As a Tarrant County Democratic Party precinct chair and alternate election judge, Cozzen said she oversees all polling site operations at McLean 6th Grade Center. Voters from precincts 1117 and 4498 come to the school to vote, and Cozzen makes sure each one is legally able to vote.
“I’m here to protect the integrity of the elections,” Cozzen, a TCU alumna, said.
After the polls close at 7 p.m., Cozzen and the other volunteers compile the results of the election. They will then send the results to the Tarrant County Elections Administration, where the votes will be added to the total for all precincts.
But that’s not all Cozzen does on Election Day. She also gives tours of the polling station to the 6th graders who attend the school and explains the voting process to them. She said she also encourages parents who vote to bring their children with them, so they can learn more about voting.
Cozzen said she has always been passionate about politics. She was a delegate to the Texas Democratic State Convention in the early 1970s, and she was also a member of the League of Women Voters.
She has been involved ever since. She campaigned for former Texas Governor Ann Richards in the 1990s and has been an active participant in local politics. Topics such as education and women’s rights are vitally important to the country’s progress, she said.
“It’s the only game in town,” Cozzen said. “It affects our lives so intimately. It’s a matter of life and death, sometimes literally.”
The voter turnout at the McLean 6th Grade Center was high this year – as of 5:30 p.m. on Election Day, more than 400 people had cast their vote, she said. [LOOK UP FINAL NUMBERS] While the numbers are not as high as they were in 2008, they are still greater than in elections of years past.
“I don’t think anything will ever surpass 2008,” she said. “It was madness.”
A shift in voter demographics has occurred since 2008, Cozzen said.

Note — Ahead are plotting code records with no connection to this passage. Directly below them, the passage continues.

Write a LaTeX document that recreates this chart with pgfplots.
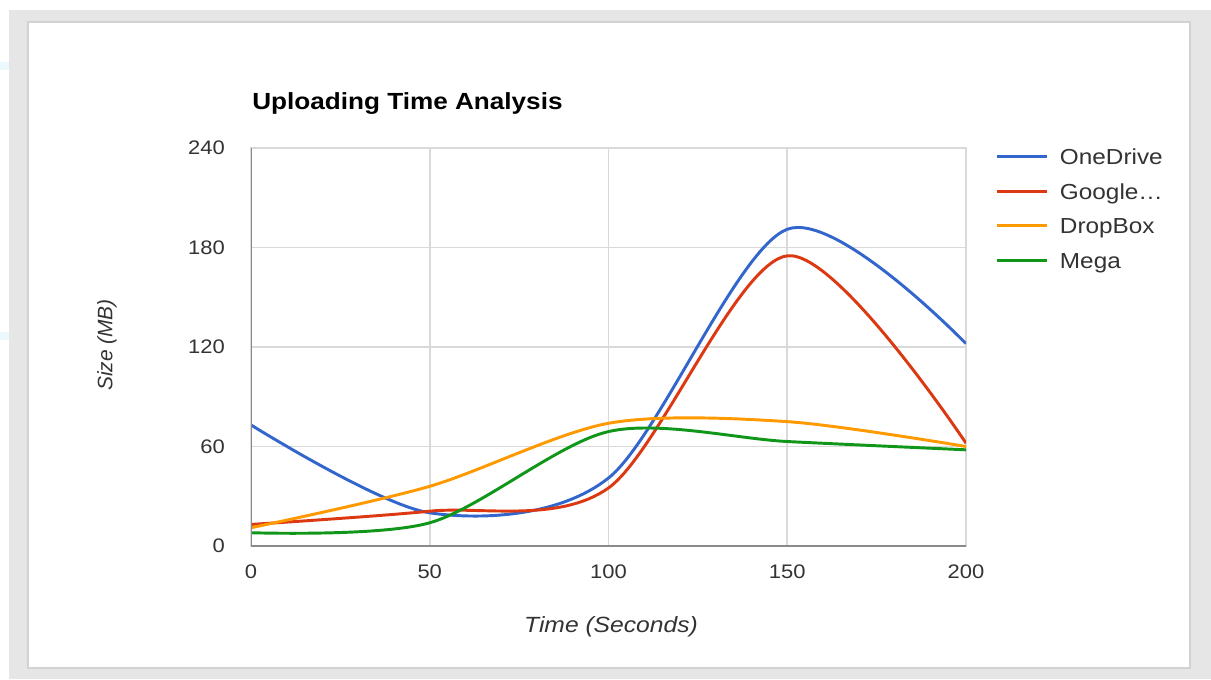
\documentclass[border=0pt]{standalone}
\usepackage{fontspec}
\setmainfont{Liberation Sans}[FakeStretch=1.12]
\newfontfamily\ylabfont{Liberation Sans}
\usepackage{pgfplots}
\pgfplotsset{compat=1.18}

\definecolor{gblue}{HTML}{3366CC}
\definecolor{gred}{HTML}{DC3912}
\definecolor{gorange}{HTML}{FF9900}
\definecolor{ggreen}{HTML}{109618}
\definecolor{gridgray}{HTML}{D9D9D9}
\definecolor{basegray}{HTML}{8A8A8A}
\definecolor{framegray}{HTML}{E6E6E6}
\definecolor{paneledge}{HTML}{D2D2D2}
\definecolor{txt}{HTML}{333333}

% size in MB, sampled every 50 s
\pgfplotstableread{
t onedrive google dropbox mega
0   73  13  11  8
50  20  21  36  14
100 41  35  74  69
150 191 175 75  63
200 122 62  60  58
}\uploads

\begin{document}
\begin{tikzpicture}
% background frame, in reference pixels
\begin{scope}[x=0.75pt,y=0.75pt]
  \fill[white] (0,0) rectangle (1211,679);
  \fill[framegray] (9,0) rectangle (1211,669);
  \fill[cyan!8] (0,609) rectangle (9,617);
  \fill[cyan!8] (0,339) rectangle (9,347);
  \filldraw[fill=white, draw=paneledge, line width=1.1pt] (28,11) rectangle (1190,657);
\end{scope}

\begin{axis}[
  at={(188.25pt,99.75pt)}, anchor=south west,
  scale only axis,
  width=536.25pt, height=298.5pt,
  xmin=0, xmax=200, ymin=0, ymax=240,
  xtick={0,50,...,200},
  ytick={0,60,...,240},
  major tick length=0pt,
  grid=major,
  major grid style={color=gridgray, line width=1.2pt},
  axis line style={draw=gridgray, line width=1.2pt},
  /pgf/number format/assume math mode=true,
  ticklabel style={font=\fontsize{14.7}{16}\selectfont, text=txt, inner sep=0pt},
  yticklabel style={anchor=east, xshift=-19.5pt},
  xticklabel style={anchor=center, yshift=-19.5pt},
  every axis plot/.append style={line width=2.2pt, smooth, no markers},
  legend cell align=left,
  legend image code/.code={\draw[#1, line width=2.2pt, line cap=butt] (0pt,0.2pt) -- (37.5pt,0.2pt);},
  legend style={
    at={(1.0406,1.0207)}, anchor=north west,
    draw=none, fill=none, inner sep=0pt, outer sep=0pt,
    row sep=0pt, column sep=9pt,
    font=\fontsize{16.3}{18}\selectfont,
    nodes={inner sep=0pt, minimum height=25.875pt, text height=11.7pt, text depth=0pt, text=txt},
  },
]
\addplot[gblue] table[x=t, y=onedrive] {\uploads};
\addlegendentry{OneDrive}
\addplot[gred] table[x=t, y=google] {\uploads};
\addlegendentry{Google…}
\addplot[gorange] table[x=t, y=dropbox] {\uploads};
\addlegendentry{DropBox}
\addplot[ggreen] table[x=t, y=mega] {\uploads};
\addlegendentry{Mega}

\draw[basegray, line width=1.5pt] (rel axis cs:0,0) -- (rel axis cs:0,1);
\draw[basegray, line width=1.5pt] (rel axis cs:0,0) -- (rel axis cs:1,0);
\end{axis}

\begin{scope}[x=0.75pt,y=0.75pt]
  \node[anchor=base west, inner sep=0pt, font=\fontsize{17.5}{20}\selectfont\bfseries]
    at (252,569) {Uploading Time Analysis};
  \node[inner sep=0pt, text=txt, font=\fontsize{16.5}{19}\selectfont\itshape]
    at (611,52) {Time (Seconds)};
  \node[inner sep=0pt, text=txt, rotate=90, font=\ylabfont\fontsize{15.7}{18}\selectfont\itshape]
    at (107,334) {Size (MB)};
\end{scope}
\end{tikzpicture}
\end{document}
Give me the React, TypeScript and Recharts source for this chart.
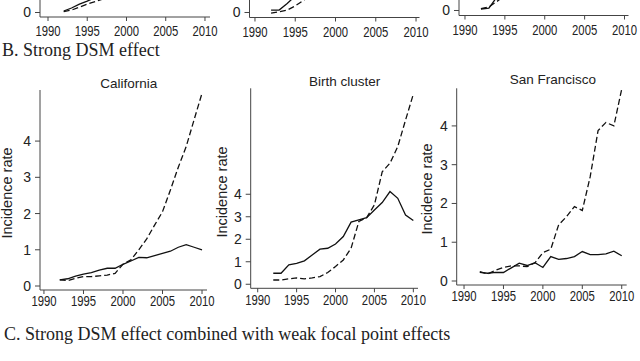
import React from 'react';
import { LineChart, Line, XAxis, YAxis } from 'recharts';

// ---------- data ----------
const years = [1992, 1993, 1994, 1995, 1996, 1997, 1998, 1999, 2000, 2001, 2002, 2003, 2004, 2005, 2006, 2007, 2008, 2009, 2010];

const californiaSolid = [0.17, 0.2, 0.27, 0.33, 0.37, 0.44, 0.49, 0.49, 0.6, 0.69, 0.79, 0.78, 0.84, 0.9, 0.96, 1.07, 1.14, 1.07, 1.0];
const californiaDashed = [0.17, 0.15, 0.21, 0.26, 0.26, 0.28, 0.3, 0.35, 0.6, 0.72, 1.0, 1.3, 1.68, 2.05, 2.65, 3.28, 3.85, 4.59, 5.32];

const birthSolid = [0.49, 0.49, 0.86, 0.93, 1.04, 1.3, 1.56, 1.6, 1.79, 2.12, 2.76, 2.86, 2.96, 3.3, 3.63, 4.12, 3.82, 3.08, 2.83];
const birthDashed = [0.19, 0.19, 0.24, 0.28, 0.24, 0.28, 0.34, 0.52, 0.79, 1.08, 1.6, 2.79, 2.96, 3.53, 5.0, 5.38, 6.12, 7.3, 8.45];

const sfSolid = [0.22, 0.2, 0.22, 0.22, 0.34, 0.46, 0.4, 0.47, 0.35, 0.63, 0.56, 0.58, 0.63, 0.76, 0.68, 0.68, 0.7, 0.77, 0.65];
const sfDashed = [0.24, 0.18, 0.28, 0.35, 0.39, 0.39, 0.37, 0.47, 0.73, 0.82, 1.45, 1.66, 1.92, 1.82, 2.69, 3.88, 4.09, 4.0, 4.95];

// partially visible panels of section A (cut off at the top of the picture)
const topYears = [1992, 1993, 1994, 1995, 1996, 1997];
const topASolid1 = [0.05, 0.15, 0.28, 0.38, 0.5, 0.65];
const topADashed1 = [0.03, 0.08, 0.18, 0.28, 0.36, 0.45];
const topASolid2 = [0.08, 0.08, 0.3, 0.55, 0.8, 1.0];
const topADashed2 = [-0.02, 0.02, 0.08, 0.22, 0.4, 0.6];
const topASolid3 = [0.05, 0.08, 0.45, 0.7, 0.9, 1.1];
const topADashed3 = [0.06, 0.12, 0.3, 0.5, 0.7, 0.9];

const xTicks = [1990, 1995, 2000, 2005, 2010];
const yTicks = [0, 1, 2, 3, 4];
const topYTicks = [0];
const panelTitles = ['California', 'Birth cluster', 'San Francisco'];
const yAxisLabel = 'Incidence rate';
const headingB = 'B. Strong DSM effect';
const headingC = 'C. Strong DSM effect combined with weak focal point effects';

// ---------- styles ----------
const SANS = '"Liberation Sans", Arial, sans-serif';
const SERIF = '"Liberation Serif", "Times New Roman", serif';
const AX = '#444';
const TXT = '#222';
const LINE = '#111';

const build = (ys: number[], s: number[], d: number[]) =>
  ys.map((year, i) => ({ year, solid: s[i], dashed: d[i] }));

const NarrowTick = (props: any) => {
  const { x, y, payload } = props;
  return (
    <g transform={`translate(${x},${y})`}>
      <text
        transform="scale(0.78,1)"
        textAnchor="middle"
        dy="0.71em"
        fontSize={14.5}
        fill={TXT}
        fontFamily={SANS}
      >
        {payload.value}
      </text>
    </g>
  );
};

type PanelProps = {
  svgLeft: number; svgTop: number; svgW: number; svgH: number;
  pl: number; pr: number; pt: number; pb: number;
  xDomain: [number, number]; yDomain: [number, number];
  data: any[]; tickMargin?: number; ticksY?: number[];
};

function Panel({ svgLeft, svgTop, svgW, svgH, pl, pr, pt, pb, xDomain, yDomain, data, tickMargin = 2, ticksY = yTicks }: PanelProps) {
  const xAxisH = 24;
  const margin = {
    top: pt - svgTop,
    right: svgLeft + svgW - pr,
    bottom: svgTop + svgH - pb - xAxisH,
    left: 0,
  };
  const yAxisW = pl - svgLeft;
  return (
    <div style={{ position: 'absolute', left: svgLeft, top: svgTop, width: svgW, height: svgH }}>
      <LineChart width={svgW} height={svgH} data={data} margin={margin}>
        <XAxis
          dataKey="year"
          type="number"
          domain={xDomain}
          ticks={xTicks}
          interval={0}
          allowDataOverflow
          height={xAxisH}
          tickSize={4}
          tickMargin={tickMargin}
          tick={<NarrowTick />}
          axisLine={{ stroke: AX, strokeWidth: 1 }}
          tickLine={{ stroke: AX, strokeWidth: 1 }}
        />
        <YAxis
          type="number"
          domain={yDomain}
          ticks={ticksY}
          interval={0}
          allowDataOverflow
          width={yAxisW}
          tickSize={5}
          tickMargin={4}
          tick={{ fontSize: 14, fill: TXT, fontFamily: SANS }}
          axisLine={{ stroke: AX, strokeWidth: 1 }}
          tickLine={{ stroke: AX, strokeWidth: 1 }}
        />
        <Line dataKey="solid" type="linear" stroke={LINE} strokeWidth={1.3} dot={false} isAnimationActive={false} />
        <Line dataKey="dashed" type="linear" stroke={LINE} strokeWidth={1.3} strokeDasharray="6 3" dot={false} isAnimationActive={false} />
      </LineChart>
    </div>
  );
}

export default function App() {
  const caData = build(years, californiaSolid, californiaDashed);
  const bcData = build(years, birthSolid, birthDashed);
  const sfData = build(years, sfSolid, sfDashed);
  const t1 = build(topYears, topASolid1, topADashed1);
  const t2 = build(topYears, topASolid2, topADashed2);
  const t3 = build(topYears, topASolid3, topADashed3);

  return (
    <div style={{ position: 'absolute', left: 0, top: 0, width: 640, height: 361, overflow: 'hidden', background: '#fff' }}>
      {/* Section A (cut off) */}
      <Panel svgLeft={0} svgTop={-200} svgW={226} svgH={262} pl={40} pr={210} pt={-150} pb={17}
        xDomain={[1988.98, 2010.64]} yDomain={[-0.15, 5.42]} data={t1} tickMargin={5} ticksY={topYTicks} />
      <Panel svgLeft={215} svgTop={-200} svgW={222} svgH={262} pl={249.5} pr={419.5} pt={-150} pb={17.5}
        xDomain={[1989.32, 2010.43]} yDomain={[-0.167, 5.42]} data={t2} tickMargin={5} ticksY={topYTicks} />
      <Panel svgLeft={430} svgTop={-200} svgW={210} svgH={262} pl={459} pr={628.5} pt={-150} pb={15.5}
        xDomain={[1989.25, 2010.5]} yDomain={[-0.167, 5.35]} data={t3} tickMargin={5} ticksY={topYTicks} />

      {/* Section B */}
      <Panel svgLeft={0} svgTop={60} svgW={224} svgH={258} pl={40} pr={207} pt={90} pb={290}
        xDomain={[1989.5, 2010.63]} yDomain={[-0.11, 5.41]} data={caData} />
      <Panel svgLeft={212} svgTop={60} svgW={222} svgH={258} pl={250.7} pr={418} pt={88.3} pb={288.3}
        xDomain={[1989.1, 2010.6]} yDomain={[-0.18, 8.71]} data={bcData} />
      <Panel svgLeft={434} svgTop={60} svgW={206} svgH={258} pl={456.7} pr={626.7} pt={88.3} pb={285}
        xDomain={[1989.07, 2010.63]} yDomain={[-0.103, 4.97]} data={sfData} />

      {/* free text overlay */}
      <svg width={640} height={361} style={{ position: 'absolute', left: 0, top: 0, pointerEvents: 'none' }}>
        <text x={2} y={56} fontFamily={SERIF} fontSize={18} fill={TXT}>{headingB}</text>
        <text x={4} y={340} fontFamily={SERIF} fontSize={18} fill={TXT}>{headingC}</text>

        <text x={128.7} y={88} textAnchor="middle" fontFamily={SANS} fontSize={13.5} fill={TXT}>{panelTitles[0]}</text>
        <text x={344.7} y={86} textAnchor="middle" fontFamily={SANS} fontSize={13.5} fill={TXT}>{panelTitles[1]}</text>
        <text x={553} y={83.5} textAnchor="middle" fontFamily={SANS} fontSize={13.5} fill={TXT}>{panelTitles[2]}</text>

        <text x={12} y={193} transform="rotate(-90 12 193)" textAnchor="middle" fontFamily={SANS} fontSize={14.5} fill={TXT}>{yAxisLabel}</text>
        <text x={226.5} y={192} transform="rotate(-90 226.5 192)" textAnchor="middle" fontFamily={SANS} fontSize={14.5} fill={TXT}>{yAxisLabel}</text>
        <text x={432} y={189} transform="rotate(-90 432 189)" textAnchor="middle" fontFamily={SANS} fontSize={14.5} fill={TXT}>{yAxisLabel}</text>
      </svg>
    </div>
  );
}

She’s noticed that voters have become more diverse in many ways, including age. More first-time voters are coming to the polls than ever before – at McLean 6th Grade, more than 12 cast their votes Tuesday.
These changes are encouraging, Cozzen said. If more young and minority voters make their voices heard, they can affect great change.
“Once they coalesce, they can move mountains,” she said. “They can right tremendous wrongs. I watched the civil rights movement happen, and I know the potential for incredible change is here.”
Regardless of which candidates voters choose, Cozzen said it is vitally important to vote and participate in making decisions that affect the lives of every U.S. citizen.